Non-citizens face especially severe fallout. A conviction under Section 1001 can trigger deportation proceedings if it qualifies as a crime involving moral turpitude committed within five years of admission, provided the offense carries a potential sentence of one year or more. Since Section 1001 carries up to five years, it clears that threshold easily. Multiple convictions involving moral turpitude, even if they don’t arise from the same scheme, independently trigger deportability regardless of timing. Fraud or misrepresentation can also make a non-citizen inadmissible for future entry into the United States.

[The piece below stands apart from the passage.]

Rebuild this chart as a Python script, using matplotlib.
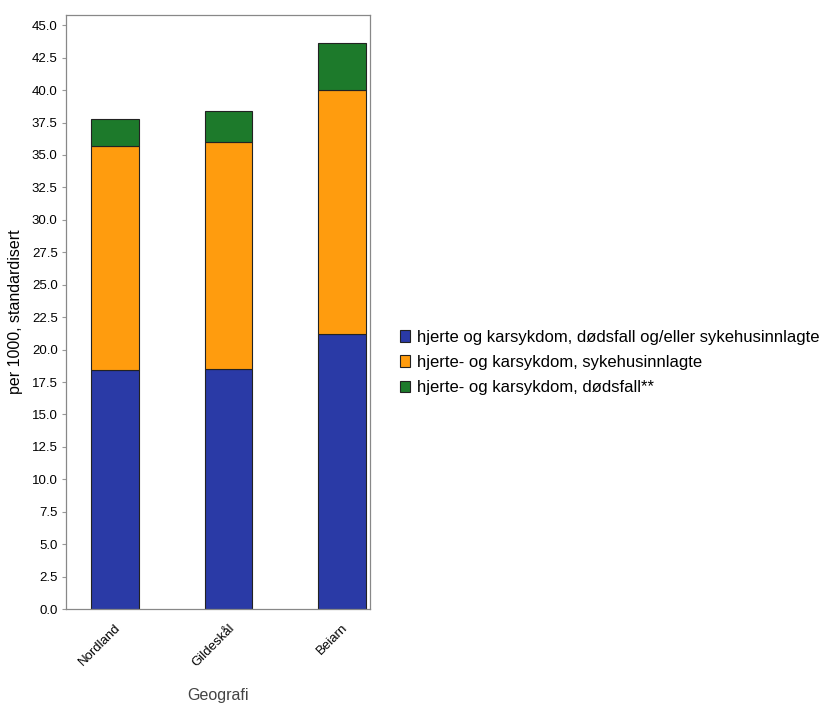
import matplotlib
matplotlib.use('Agg')
import matplotlib.pyplot as plt
import numpy as np

places = ['Nordland', 'Gildeskål', 'Beiarn']
labels = ['hjerte og karsykdom, dødsfall og/eller sykehusinnlagte',
          'hjerte- og karsykdom, sykehusinnlagte',
          'hjerte- og karsykdom, dødsfall**']
blue = [18.4, 18.5, 21.2]
orange = [17.3, 17.5, 18.8]
green = [2.1, 2.4, 3.6]
colors = ['#2a3aa6', '#ff9c0e', '#1d7a2b']
yticks = np.arange(0, 45.1, 2.5)

plt.rcParams['font.family'] = ['Liberation Sans', 'DejaVu Sans']

fig = plt.figure(figsize=(8.25, 7.05), dpi=100)
ax = fig.add_axes([0.080, 0.136, 0.369, 0.843])

x = np.arange(len(places))
w = 0.42
bottom = np.zeros(len(places))
for vals, c, lab in zip([blue, orange, green], colors, labels):
    ax.bar(x, vals, w, bottom=bottom, color=c, edgecolor='#222222', linewidth=0.8, label=lab)
    bottom += np.array(vals)

ax.set_xlim(-0.43, 2.25)
ax.set_ylim(0, 45.8)
ax.set_yticks(yticks)
ax.set_yticklabels([f'{v:.1f}' for v in yticks], fontsize=9.5)
ax.set_xticks(x)
ax.set_xticklabels(places, rotation=45, ha='right', rotation_mode='anchor', fontsize=9.5)
ax.tick_params(axis='x', length=0, pad=9)
ax.tick_params(axis='y', length=3, color='#999999', pad=3)
for s in ax.spines.values():
    s.set_color('#888888')
    s.set_linewidth(0.9)
ax.set_ylabel('per 1000, standardisert', fontsize=11.5, labelpad=6)
ax.set_xlabel('Geografi', fontsize=11.5, color='#444444', labelpad=14)

ax.legend(loc='center left', bbox_to_anchor=(400 / 825, 0.486), bbox_transform=fig.transFigure,
          frameon=False, fontsize=12, handlelength=0.6, handleheight=0.7, handletextpad=0.4,
          labelspacing=0.62, borderaxespad=0, borderpad=0)

fig.savefig('out.png', dpi=100)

A federal felony conviction affects voting rights, though the specifics depend entirely on state law. Some states suspend voting rights only during incarceration, others extend the suspension through parole or probation, and a handful allow permanent disenfranchisement for certain offenses. Most states now provide automatic restoration at some point after the sentence is complete, but the timeline and conditions vary widely. Many states condition restoration on full payment of court-ordered fines, fees, and restitution.
The best time to consult an attorney is before you sit down with federal agents, not after you’ve said something you regret. A lawyer can advise you on whether to participate in an interview, attend the interview with you, and help you avoid the kind of imprecise or panicked answers that lead to Section 1001 charges. Federal agents are trained interviewers. They often already know the answers to the questions they’re asking.
If you believe you’ve already made an inaccurate statement or omitted something important in a federal filing, legal counsel can assess whether the statement was material and whether your state of mind at the time supports a knowledge-and-intent defense. If charges have been filed, an experienced federal criminal defense attorney can evaluate the strength of each element, negotiate with prosecutors, and explore defenses including lack of intent, immateriality, or absence of federal jurisdiction. Federal defense retainers typically start at $25,000 and can run significantly higher for complex cases involving extensive document review or trial preparation.